Yes, the POPULIE I am speaking of is the contention–or even insistence–that “the end is near.”

There are three main problems with this particular popular lie:

1. What advantage is it to us to be living in the end times?

If it’s true, it places a greater responsibility on us to be proficient. If not, we go down into the history books, filed away next to “the earth is flat” people and the judges at the Salem Witch Trial.

2. If we believe the world is going to end, we certainly do not want our lives to end.
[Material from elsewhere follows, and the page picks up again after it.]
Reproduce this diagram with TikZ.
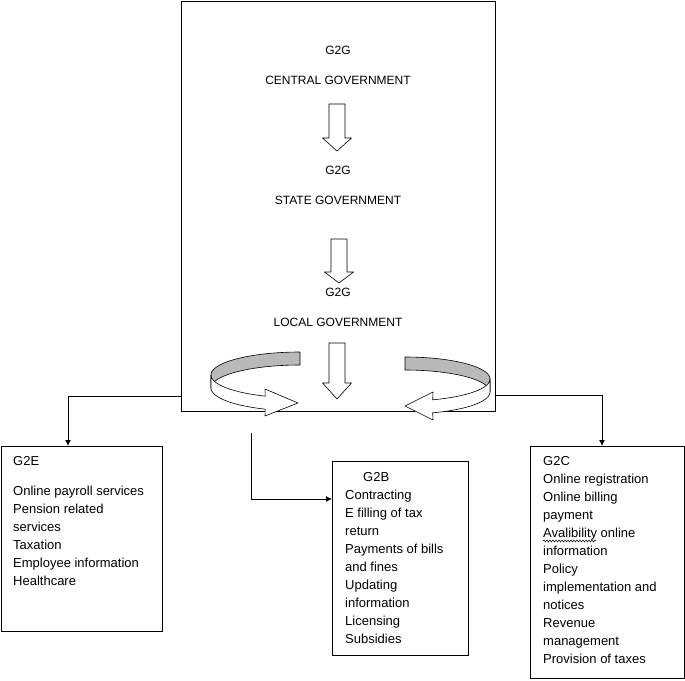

You see the bigotry here? In other words, God should come and smite the earth while providing us an ark of safety. Why? Do we really want to believe in a God who is a respecter of persons and likes some folks better than others? Are we anxious to see a battle fought in the Middle East where the “blood is so thick that it comes up to the bridles on the horses?”

3. And of course, most important is the foolish, ongoing drivel that the future is determined by destiny.

I personally believe there have been many antichrists on Earth since the prophesy by John in the Good Book. But there have always been enough “christs” on earth to stop them.

I don’t view prophesy to be fact, but rather, warnings–and a word to the wise should be sufficient.

So what can we do in this crazed age of cataclysmic yearning?

A. Then.

Yes. Look at history. Learn from it. Study it. Know that the people who lived before us were humans also, and if you can avoid their mistakes, you don’t have to repeat them.

B. Now.

Live. Take what you’ve learned from “then,” apply it, and let the Spirit lead you every day into gentle conclusions that seek reconciliation instead of trying to foster all of your personal demands.

C. Tomorrow.

Well, tomorrow is decided by how well we learn and live.

I will not join in to the craze about the end of the world. I will not scream at the top of my lungs that “Jesus is coming soon,” nor that the polar ice caps are melting, and certainly will not be peering into the skies for missiles.

Then I learn.

Now I live.

Tomorrow is decided by my learning and living.